Strategic Decisions After Vesting

The 83(b) Election

The Section 83(b) Election is a strategic decision for RSAs, which must be filed with the IRS within 30 days of the Grant Date. The rationale is to start the capital gains holding period immediately, converting future appreciation into potentially lower-taxed capital gains.

The risk is paying tax on unrealized income if the stock price declines or the shares are forfeited.

Diversification Strategy

Holding a large concentration of company stock introduces risk into a personal portfolio. Advisors suggest that no more than 10% to 15% of a total investment portfolio should be concentrated in a single stock, including employer stock.

A systematic plan to sell vested shares mitigates the risk of a company-specific event causing a large financial loss. This involves selling shares periodically after vesting or exercise, especially once the long-term capital gains holding period has been met.

The decision to sell should be made independently of optimism about the company’s future, focusing on personal financial planning goals. Selling shares frees capital for reinvestment into a diversified mix of assets.

Tax Withholding and Cashless Exercise

Companies manage the ordinary income tax event at vesting or exercise through mandated tax withholding. For RSUs, the standard method is a sell-to-cover transaction.

In a sell-to-cover, the company sells enough vested shares to satisfy the required federal withholding rate, FICA, and applicable state taxes. The remaining net shares are delivered to the employee.

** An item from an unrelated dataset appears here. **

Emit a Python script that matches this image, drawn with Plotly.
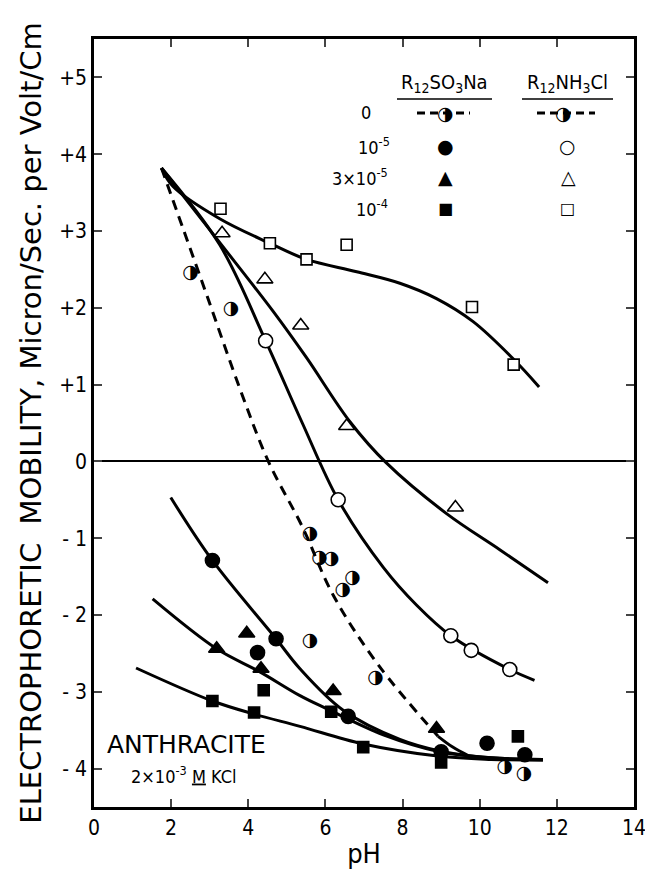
import plotly.graph_objects as go

# ---------------- data ----------------
# collector-free (0) : half-filled circles, dashed curve
ph_blank = [2.5, 3.55, 5.6, 5.85, 6.15, 6.45, 6.7, 5.6, 7.3, 10.65, 11.15]
mob_blank = [2.45, 1.98, -0.95, -1.26, -1.28, -1.68, -1.52, -2.34, -2.83, -3.98, -4.08]
curve_blank_x = [1.75, 2.31, 2.92, 3.78, 4.52, 5.4, 6.2, 7.37, 8.92]
curve_blank_y = [3.82, 3.03, 2.17, 0.95, 0.0, -0.85, -1.74, -2.65, -3.58]
tail_blank_x = [8.92, 9.3, 9.7]
tail_blank_y = [-3.58, -3.72, -3.83]

# R12SO3Na
so3_1e5_x = [3.07, 4.72, 4.24, 6.59, 9.0, 10.19, 11.17]
so3_1e5_y = [-1.29, -2.31, -2.49, -3.32, -3.78, -3.67, -3.82]
so3_3e5_x = [3.18, 3.96, 4.33, 6.2, 8.88]
so3_3e5_y = [-2.44, -2.24, -2.7, -2.99, -3.48]
so3_1e4_x = [3.07, 4.15, 4.4, 6.15, 6.98, 9.0, 10.99]
so3_1e4_y = [-3.12, -3.27, -2.98, -3.26, -3.72, -3.92, -3.58]

curve_so3_1e5_x = [1.99, 3.07, 4.72, 5.34, 6.46, 7.93, 8.96, 10.3, 11.64]
curve_so3_1e5_y = [-0.47, -1.29, -2.31, -2.7, -3.24, -3.62, -3.77, -3.86, -3.88]
curve_so3_3e5_x = [1.52, 3.18, 4.3, 5.34, 6.03, 7.5, 8.96, 10.3, 11.64]
curve_so3_3e5_y = [-1.79, -2.44, -2.74, -3.05, -3.22, -3.56, -3.78, -3.86, -3.88]
curve_so3_1e4_x = [1.09, 3.07, 4.15, 5.34, 6.98, 8.96, 10.3, 11.64]
curve_so3_1e4_y = [-2.69, -3.12, -3.29, -3.45, -3.68, -3.84, -3.88, -3.89]

# R12NH3Cl
nh3_1e5_x = [4.45, 6.33, 9.25, 9.78, 10.78]
nh3_1e5_y = [1.57, -0.5, -2.27, -2.46, -2.71]
nh3_3e5_x = [3.32, 4.43, 5.36, 6.55, 9.37]
nh3_3e5_y = [2.97, 2.37, 1.77, 0.46, -0.6]
nh3_1e4_x = [3.28, 4.56, 5.51, 6.55, 9.8, 10.88]
nh3_1e4_y = [3.29, 2.84, 2.63, 2.82, 2.01, 1.26]

curve_nh3_1e5_x = [1.75, 3.26, 4.45, 5.4, 6.33, 7.5, 8.36, 9.25, 10.78, 11.42]
curve_nh3_1e5_y = [3.82, 2.82, 1.57, 0.5, -0.5, -1.38, -1.87, -2.27, -2.71, -2.85]
curve_nh3_3e5_x = [1.75, 3.18, 4.65, 5.51, 6.63, 7.58, 9.14, 10.52, 11.77]
curve_nh3_3e5_y = [3.82, 2.9, 1.95, 1.35, 0.52, -0.02, -0.68, -1.15, -1.58]
curve_nh3_1e4_x = [1.75, 2.05, 3.26, 4.56, 5.51, 6.81, 7.93, 8.88, 9.83, 10.86, 11.54]
curve_nh3_1e4_y = [3.82, 3.58, 3.16, 2.84, 2.63, 2.47, 2.32, 2.12, 1.82, 1.34, 0.97]

x_ticks = [0, 2, 4, 6, 8, 10, 12, 14]
y_ticks = [-4, -3, -2, -1, 0, 1, 2, 3, 4, 5]
y_ticktext = ["- 4", "- 3", "- 2", "- 1", "0", "+1", "+2", "+3", "+4", "+5"]

FONT = "DejaVu Sans Condensed"
BLACK = "black"

fig = go.Figure()

def curve(x, y, dash="solid"):
    fig.add_trace(go.Scatter(x=x, y=y, mode="lines", line_shape="spline",
                             line=dict(color=BLACK, width=3, dash=dash),
                             hoverinfo="skip", showlegend=False))

curve(curve_blank_x, curve_blank_y, dash="10px,7px")
curve(tail_blank_x, tail_blank_y)
curve(curve_so3_1e5_x, curve_so3_1e5_y)
curve(curve_so3_3e5_x, curve_so3_3e5_y)
curve(curve_so3_1e4_x, curve_so3_1e4_y)
curve(curve_nh3_1e5_x, curve_nh3_1e5_y)
curve(curve_nh3_3e5_x, curve_nh3_3e5_y)
curve(curve_nh3_1e4_x, curve_nh3_1e4_y)

def pts(x, y, symbol, size, fill):
    fig.add_trace(go.Scatter(x=x, y=y, mode="markers",
                             marker=dict(symbol=symbol, size=size, color=fill,
                                         line=dict(color=BLACK, width=1.6)),
                             showlegend=False))

pts(so3_1e5_x, so3_1e5_y, "circle", 14, BLACK)
pts(so3_3e5_x, so3_3e5_y, "triangle-up", 14, BLACK)
pts(so3_1e4_x, so3_1e4_y, "square", 11, BLACK)
pts(nh3_1e5_x, nh3_1e5_y, "circle", 14, "white")
pts(nh3_3e5_x, nh3_3e5_y, "triangle-up", 14, "white")
pts(nh3_1e4_x, nh3_1e4_y, "square", 11, "white")

# half-filled circles as glyphs
fig.add_trace(go.Scatter(x=ph_blank, y=mob_blank, mode="text", text=["◑"] * len(ph_blank),
                         textposition="middle center",
                         textfont=dict(family="DejaVu Sans", size=19, color=BLACK),
                         showlegend=False))

# ---------------- custom legend ----------------
def px_x(p):
    return (p - 94) / 540.0

def px_y(p):
    return (807 - p) / 768.0

ann = []
def text(px, py, s, size, family=FONT, xanchor="center"):
    ann.append(dict(x=px_x(px), y=px_y(py), xref="paper", yref="paper", text=s,
                    showarrow=False, xanchor=xanchor, yanchor="middle",
                    font=dict(family=family, size=size, color=BLACK)))

text(444, 83, "R<sub>12</sub>SO<sub>3</sub>Na", 20)
text(567, 83, "R<sub>12</sub>NH<sub>3</sub>Cl", 20)
rows_y = [113, 146, 177, 208]
text(366, rows_y[0], "0", 18)
text(374, rows_y[1], "10<sup>-5</sup>", 18)
text(360, rows_y[2], "3×10<sup>-5</sup>", 18)
text(372, rows_y[3], "10<sup>-4</sup>", 18)
glyph = "DejaVu Sans"
text(445, rows_y[0], "◑", 19, glyph)
text(563, rows_y[0], "◑", 19, glyph)
text(445, rows_y[1], "●", 19, glyph)
text(567, rows_y[1], "○", 19, glyph)
text(445, rows_y[2], "▲", 19, glyph)
text(568, rows_y[2], "△", 19, glyph)
text(445, rows_y[3], "■", 16, glyph)
text(567, rows_y[3], "□", 16, glyph)

text(186, 744, "ANTHRACITE", 25, "DejaVu Sans")
text(184, 775, "2×10<sup>-3</sup> <span style='text-decoration:underline'>M</span> KCl", 18)

shapes = []
for x0, x1 in [(397, 492), (522, 613)]:
    shapes.append(dict(type="line", xref="paper", yref="paper", x0=px_x(x0), x1=px_x(x1),
                       y0=px_y(99), y1=px_y(99), line=dict(color=BLACK, width=1.6)))
for x0, x1 in [(417, 470), (537, 595)]:
    shapes.append(dict(type="line", xref="paper", yref="paper", x0=px_x(x0), x1=px_x(x1),
                       y0=px_y(rows_y[0]), y1=px_y(rows_y[0]),
                       line=dict(color=BLACK, width=3, dash="8px,5px")))

fig.update_layout(
    width=645, height=883,
    margin=dict(l=94, r=11, t=39, b=76),
    paper_bgcolor="white", plot_bgcolor="white",
    annotations=ann, shapes=shapes,
    font=dict(family=FONT, color=BLACK),
    xaxis=dict(range=[0, 14], tickvals=x_ticks, ticks="inside", ticklen=8, tickwidth=2,
               showline=True, linecolor=BLACK, linewidth=2.5, mirror="ticks",
               showgrid=False, zeroline=False, tickfont=dict(size=21, family=FONT),
               automargin=False, ticklabeloverflow="allow",
               title=dict(text="pH", font=dict(size=27, family=FONT), standoff=6)),
    yaxis=dict(range=[-4.5, 5.5], tickvals=y_ticks, ticktext=y_ticktext, ticks="inside",
               ticklen=8, tickwidth=2, showline=True, linecolor=BLACK, linewidth=2.5,
               mirror="ticks", showgrid=False, zeroline=True, zerolinecolor=BLACK,
               zerolinewidth=1.5, tickfont=dict(size=21, family=FONT), automargin=False,
               ticklabeloverflow="allow",
               title=dict(text="ELECTROPHORETIC  MOBILITY, Micron/Sec. per Volt/Cm",
                          font=dict(size=29, family="DejaVu Sans"), standoff=10)),
)

fig.write_html("out.html", config={"displayModeBar": False},
               post_script="document.body.style.margin='0';")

For stock options, a cashless exercise is the most common execution method. This involves the simultaneous sale of acquired shares to cover the strike price and the required tax withholding on the bargain element.

A cashless exercise requires no upfront money from the employee, as the transaction is financed and settled by the broker. This simplifies the process but results in an immediate sale, which may trigger a short-term capital gain or disqualifying disposition.